According to a research published on Tuesday, Aussie scientists along with international colleagues revealed that they have located the rare system just 8,000 light years from earth, the first of its type to be found in our galaxy.
"We knew immediately that we have found something quite exceptional, the luminosity across the spectrum from the radio to the infrared was off the charts," lead author Dr. Joe Callingham from the Netherlands Institute for Radio Astronomy said.
The system was nicknamed Apep. Two of Apep's stars are of the Wolf-Rayet variety meaning they are massive and reaching the end of their life.
Those stars could explode into supernovae at any time, and could result in a cataclysmic gamma-ray event combining with the system's extreme conditions.
"The rapid rotation puts Apep into a whole new class," study co-author Dr. Benjamin Pope from New York University said.
"Normal supernovae are already extreme events but adding rotation to the mix can really throw gasoline on the fire," Benjamin said.

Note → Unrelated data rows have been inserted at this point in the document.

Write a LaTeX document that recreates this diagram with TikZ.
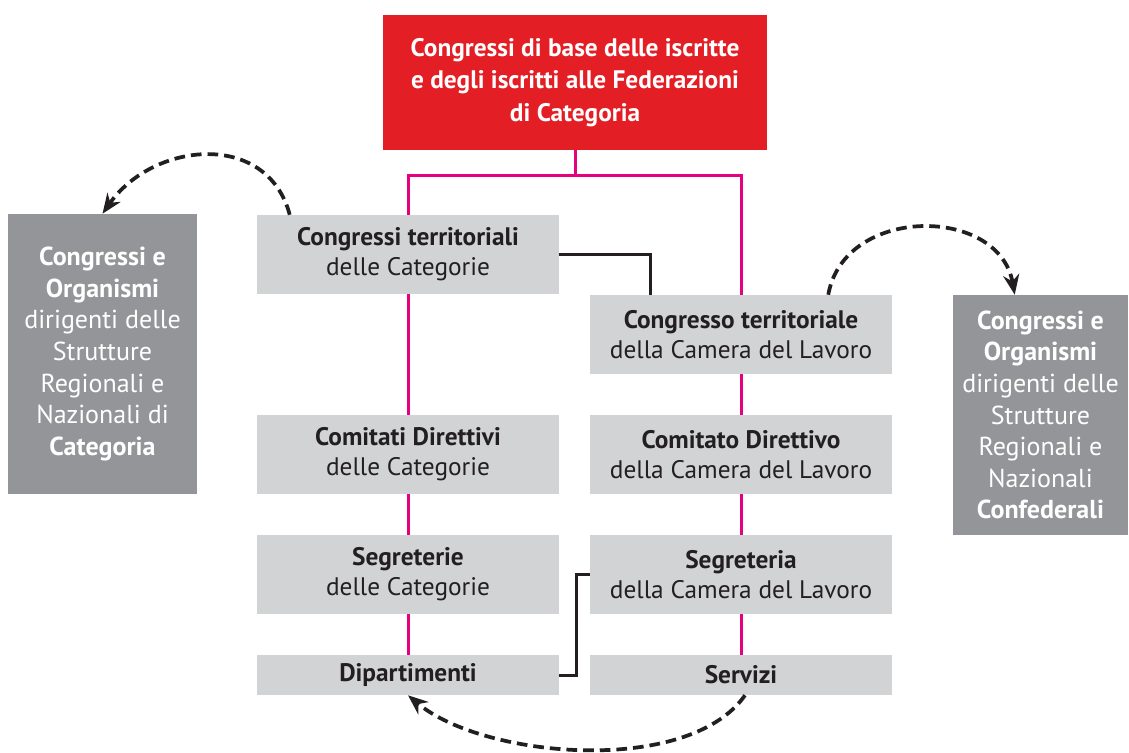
\documentclass[tikz,border=0pt]{standalone}
\usepackage{fontspec}
\setmainfont{PT Sans}
\usetikzlibrary{arrows.meta,calc,backgrounds}

\definecolor{topred}{HTML}{E31E24}
\definecolor{boxgray}{HTML}{D1D3D4}
\definecolor{sidegray}{HTML}{939598}
\definecolor{trunkpink}{HTML}{E6007E}
\definecolor{inktext}{HTML}{231F20}

\begin{document}
\begin{tikzpicture}[x=0.75pt,y=0.75pt,
    organ/.style={fill=boxgray, text=inktext, align=center, inner sep=0pt,
        minimum width=226.5pt, minimum height=59.25pt,
        font=\fontsize{19}{22.5}\selectfont},
    lowbox/.style={organ, minimum height=30pt},
    sidebox/.style={fill=sidegray, text=white, align=center, inner sep=0pt,
        font=\fontsize{19.5}{23.7}\selectfont},
    trunk/.style={draw=trunkpink, line width=2.25pt},
    link/.style={draw=inktext, line width=2.25pt},
    flow/.style={draw=inktext, line width=2.8pt, dash pattern=on 8pt off 4.5pt,
        -{Stealth[length=15pt,width=12pt]}}]

    \useasboundingbox (0,0) rectangle (1129,-753);
    \begin{scope}[on background layer]
        \fill[white] (0,0) rectangle (1129,-753);
    \end{scope}

    % top
    \node[fill=topred, text=white, align=center, inner sep=0pt,
        minimum width=288pt, minimum height=101.25pt,
        font=\bfseries\fontsize{19}{24.4}\selectfont] (base) at (575,-82.5)
        {Congressi di base delle iscritte\\e degli iscritti alle Federazioni\\di Categoria};

    % categorie
    \node[organ] (ctl) at (408,-254.5) {\textbf{Congressi territoriali}\\delle Categorie};
    \node[organ] (cdc) at (408,-454.5) {\textbf{Comitati Direttivi}\\delle Categorie};
    \node[organ] (sgc) at (408,-574.5) {\textbf{Segreterie}\\delle Categorie};
    \node[lowbox] (dip) at (408,-675) {\textbf{Dipartimenti}};

    % camera del lavoro
    \node[organ] (ctc) at (741,-334.5) {\textbf{Congresso territoriale}\\della Camera del Lavoro};
    \node[organ] (cdl) at (741,-454.5) {\textbf{Comitato Direttivo}\\della Camera del Lavoro};
    \node[organ] (sgl) at (741,-574.5) {\textbf{Segreteria}\\della Camera del Lavoro};
    \node[lowbox] (srv) at (741,-675) {\textbf{Servizi}};

    % strutture
    \node[sidebox, minimum width=141.75pt, minimum height=210pt] (lft) at (102.5,-354)
        {\textbf{Congressi e}\\\textbf{Organismi}\\dirigenti delle\\Strutture\\Regionali e\\Nazionali di\\\textbf{Categoria}};
    \node[sidebox, minimum width=131.25pt, minimum height=180pt] (rgt) at (1040.5,-415)
        {\textbf{Congressi e}\\\textbf{Organismi}\\dirigenti delle\\Strutture\\Regionali e\\Nazionali\\\textbf{Confederali}};

    \begin{scope}[on background layer]
        \coordinate (fork) at ($(base.south)+(0,-25)$);
        \draw[trunk] (base.south) -- (fork);
        \draw[trunk] (dip.north) -- (dip.north |- fork) -- (srv.north |- fork) -- (srv.north);
    \end{scope}

    \draw[link] (ctl.east) -| ($(ctc.north west)+(61,0)$);
    \draw[link] (dip.east) -- ++(17,0) |- (sgl.west);

    \draw[flow] ($(ctl.north west)+(33,0)$) to[out=105,in=55,looseness=1.2] (lft.north);
    \draw[flow] ($(ctc.north east)+(-64,0)$) to[out=80,in=100,looseness=1.25] ($(rgt.north west)+(62,0)$);
    \draw[flow] ($(srv.south)+(4,0)$) to[out=-125,in=-40,looseness=0.75] (dip.south);
\end{tikzpicture}
\end{document}
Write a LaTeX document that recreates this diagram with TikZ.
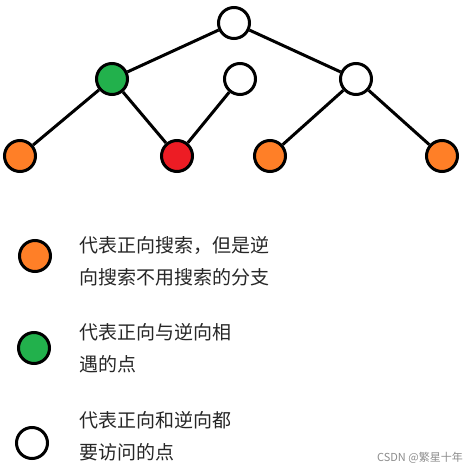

Scientists said that a gamma-ray burst from one of Apep's stars would have the capacity to strip the earth of its Ozone layer, while it appears not to be aimed at us at the moment.
"Ultimately, we can't be certain what the future has in store for Apep," research group leader Professor Tuthillat from University of Sydney said.
"The system might slow down enough so it explodes as a normal supernova rather than a gamma-ray burst. However, in the meantime, it is providing astronomers a ringside seat into beautiful and dangerous physics that we have not seen before in our galaxy," the group leader said.